3. **Make it Neat**: Now, those perfect square groups can be written much simpler!
* $x^2 + 2x + 1$ is the same as $(x+1)^2$.
* $y^2 + 10y + 25$ is the same as $(y+5)^2$.
* On the right side, I just added up the numbers: $-17 + 1 + 25 = 9$.
So, the neat equation is: $(x+1)^2 + (y+5)^2 = 9$

4. **Find Center and Radius**: Now that the equation is in the standard form $(x-h)^2 + (y-k)^2 = r^2$, we can easily find the center $(h,k)$ and the radius $r$.

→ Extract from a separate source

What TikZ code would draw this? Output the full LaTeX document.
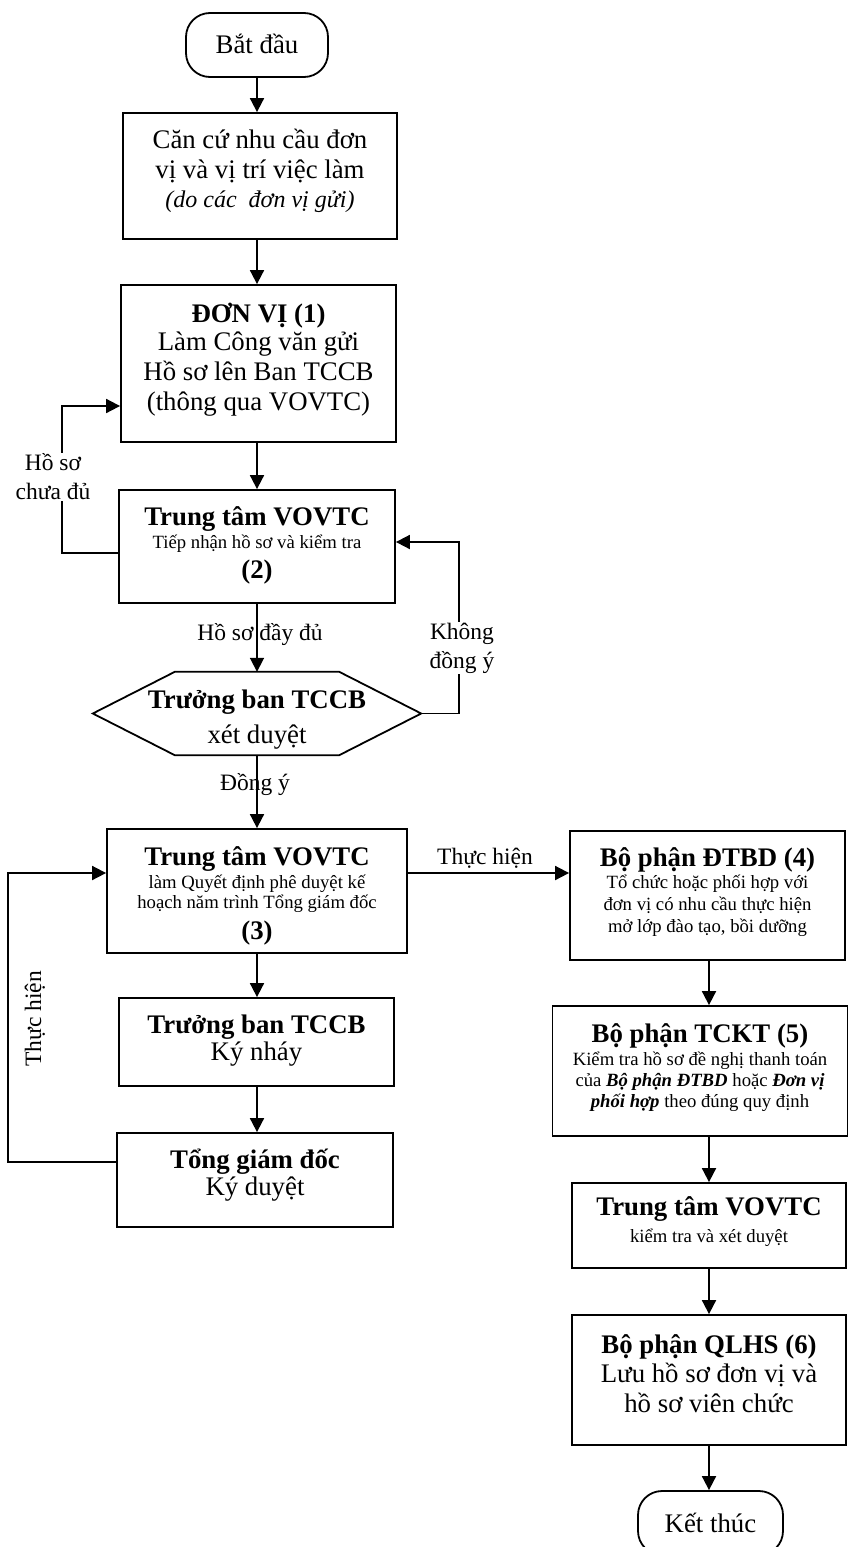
\documentclass[tikz,border=0pt]{standalone}
\usepackage{fontspec}
\setmainfont{Liberation Serif}
\usetikzlibrary{arrows.meta,calc}
\lineskiplimit=-100pt
\newcommand\TLine[3]{{\fontsize{#1}{#2}\selectfont\spaceskip=0pt\xspaceskip=0pt
  \leftskip=0pt plus 1fil\rightskip=0pt plus 1fil\parfillskip=0pt\relax #3\par}}
\newcommand\Ts[1]{\rule{0pt}{#1pt}}
\newcommand\Bs[1]{\rule[-#1pt]{0pt}{#1pt}}
\newcommand\bi[1]{\textbf{\textit{#1}}}
\def\BF{26.8}
\def\SF{18.7}
\tikzset{
  box/.style={draw, line width=1.8pt, rectangle, inner sep=0pt, align=center,
    execute at begin node={\lineskiplimit=-100pt\relax}},
  term/.style={box, rounded corners=24pt},
  hexn/.style={rectangle, inner sep=0pt, align=center,
    execute at begin node={\lineskiplimit=-100pt\relax}},
  arr/.style={line width=1.8pt, -{Triangle[length=14pt,width=14pt]}},
  conn/.style={line width=1.8pt},
  lab/.style={font=\fontsize{23.5}{29}\selectfont, align=center, inner sep=1pt},
}
\begin{document}
\begin{tikzpicture}[x=1pt,y=-1pt]
\useasboundingbox (0,0) rectangle (849,1547);

% left column
\node[term, text width=142pt] (st) at (257,45) {\TLine{\BF}{30}{\Ts{40}Bắt đầu\Bs{24}}};

\node[box, text width=274pt] (b1) at (260,176) {%
\TLine{\BF}{30}{\Ts{35}Căn cứ nhu cầu đơn}%
\TLine{\BF}{30}{vị và vị trí việc làm}%
\TLine{24}{29}{\itshape (do các \ đơn vị gửi)\Bs{32}}};

\node[box, text width=275pt] (b2) at (258.5,363.5) {%
\TLine{\BF}{30}{\bfseries\Ts{37}ĐƠN VỊ (1)}%
\TLine{\BF}{28}{Làm Công văn gửi}%
\TLine{\BF}{30}{Hồ sơ lên Ban TCCB}%
\TLine{\BF}{30}{(thông qua VOVTC)\Bs{32}}};

\node[box, text width=276pt] (b3) at (257,546.5) {%
\TLine{\BF}{30}{\bfseries\Ts{35}Trung tâm VOVTC}%
\TLine{\SF}{23}{Tiếp nhận hồ sơ và kiểm tra}%
\TLine{\BF}{30}{\bfseries (2)\Bs{25}}};

\node[hexn, text width=328pt] (hx) at (257,713.5) {%
\TLine{\BF}{30}{\bfseries\Ts{36}Trưởng ban TCCB}%
\TLine{\BF}{35}{xét duyệt\Bs{12}}};
\draw[conn] (hx.west) -- ([xshift=82pt]hx.north west) -- ([xshift=-82pt]hx.north east)
  -- (hx.east) -- ([xshift=-82pt]hx.south east) -- ([xshift=82pt]hx.south west) -- cycle;

\node[box, text width=300pt] (b4) at (257,891) {%
\TLine{\BF}{30}{\bfseries\Ts{36}Trung tâm VOVTC}%
\TLine{\SF}{23}{làm Quyết định phê duyệt kế}%
\TLine{\SF}{20}{hoạch năm trình Tổng giám đốc}%
\TLine{\BF}{31}{\bfseries (3)\Bs{14}}};

\node[box, text width=275pt] (b5) at (256.5,1042) {%
\TLine{\BF}{30}{\bfseries\Ts{35}Trưởng ban TCCB}%
\TLine{\BF}{27}{Ký nháy\Bs{26}}};

\node[box, text width=276pt] (b6) at (255,1180) {%
\TLine{\BF}{30}{\bfseries\Ts{35}Tổng giám đốc}%
\TLine{\BF}{27}{Ký duyệt\Bs{32}}};

% right column
\node[box, text width=275pt] (b7) at (707.5,895.5) {%
\TLine{\BF}{30}{\bfseries\Ts{35}Bộ phận ĐTBD (4)}%
\TLine{\SF}{22}{Tổ chức hoặc phối hợp với}%
\TLine{\SF}{22}{đơn vị có nhu cầu thực hiện}%
\TLine{\SF}{22}{mở lớp đào tạo, bồi dưỡng\Bs{28}}};

\node[box, text width=295pt] (b8) at (700,1071) {%
\TLine{\BF}{30}{\bfseries\Ts{36}Bộ phận TCKT (5)}%
\TLine{\SF}{23}{Kiểm tra hồ sơ đề nghị thanh toán}%
\TLine{\SF}{21}{của \bi{Bộ phận ĐTBD} hoặc \bi{Đơn vị}}%
\TLine{\SF}{21}{\bi{phối hợp} theo đúng quy định\Bs{29}}};

\node[box, text width=274pt] (b9) at (709,1225.5) {%
\TLine{\BF}{30}{\bfseries\Ts{32}Trung tâm VOVTC}%
\TLine{\SF}{27}{kiểm tra và xét duyệt\Bs{26}}};

\node[box, text width=274pt] (b10) at (709,1380) {%
\TLine{\BF}{30}{\bfseries\Ts{38}Bộ phận QLHS (6)}%
\TLine{\BF}{29}{Lưu hồ sơ đơn vị và}%
\TLine{\BF}{30}{hồ sơ viên chức\Bs{33}}};

\node[term, text width=145pt] (en) at (710.5,1523) {\TLine{\BF}{30}{\Ts{41}Kết thúc\Bs{23}}};

% main flow
\draw[arr] (st.south) -- (b1.north -| st.south);
\draw[arr] (b1.south -| st) -- (b2.north -| st);
\draw[arr] (b2.south -| st) -- (b3.north -| st);
\draw[arr] (b3.south -| st) -- (hx.north -| st);
\draw[arr] (hx.south -| st) -- (b4.north -| st);
\draw[arr] (b4.south -| st) -- (b5.north -| st);
\draw[arr] (b5.south -| st) -- (b6.north -| st);

\draw[arr] (b7.south -| b9) -- (b8.north -| b9);
\draw[arr] (b8.south -| b9) -- (b9.north);
\draw[arr] (b9.south) -- (b10.north);
\draw[arr] (b10.south) -- (en.north -| b10);

% loops
\draw[arr] ([yshift=-6.5pt]b3.west) -- ++(-56,0) |- ([yshift=-42.5pt]b2.west);
\node[lab, fill=white] (l1) at (53,477) {Hồ sơ\\chưa đủ};

\draw[arr] (hx.east) -- ++(38,0) |- ([yshift=4.5pt]b3.east);
\node[lab, fill=white] (l2) at (462,648) {Không\\đồng ý};

\node[lab] (l3) at (260,635) {Hồ sơ đầy đủ};
\node[lab] (l4) at (255,785) {Đồng ý};

\draw[arr] ([yshift=18pt]b6.west) -- ++(-108,0) |- ([yshift=18pt]b4.west);
\node[lab, rotate=90] (l5) at (35,1019) {Thực hiện};

\draw[arr] ([yshift=18pt]b4.east) -- ([yshift=18pt]b4.east -| b7.west);
\node[lab] (l6) at (485,858) {Thực hiện};
\end{tikzpicture}
\end{document}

* For $(x+1)^2$, it's like $(x - (-1))^2$, so $h = -1$.
* For $(y+5)^2$, it's like $(y - (-5))^2$, so $k = -5$.
* The number on the right side is $r^2$, so $r^2 = 9$. To find $r$, I just take the square root of 9, which is $3$.
So, the center is $(-1, -5)$ and the radius is $3$.

5. **Graphing**: If I were to graph this, I would first mark the point $(-1, -5)$ on my graph paper. That's the exact middle of the circle. Then, from that center point, I would measure out 3 units in every direction (up, down, left, right, and all around) to draw the edge of my circle.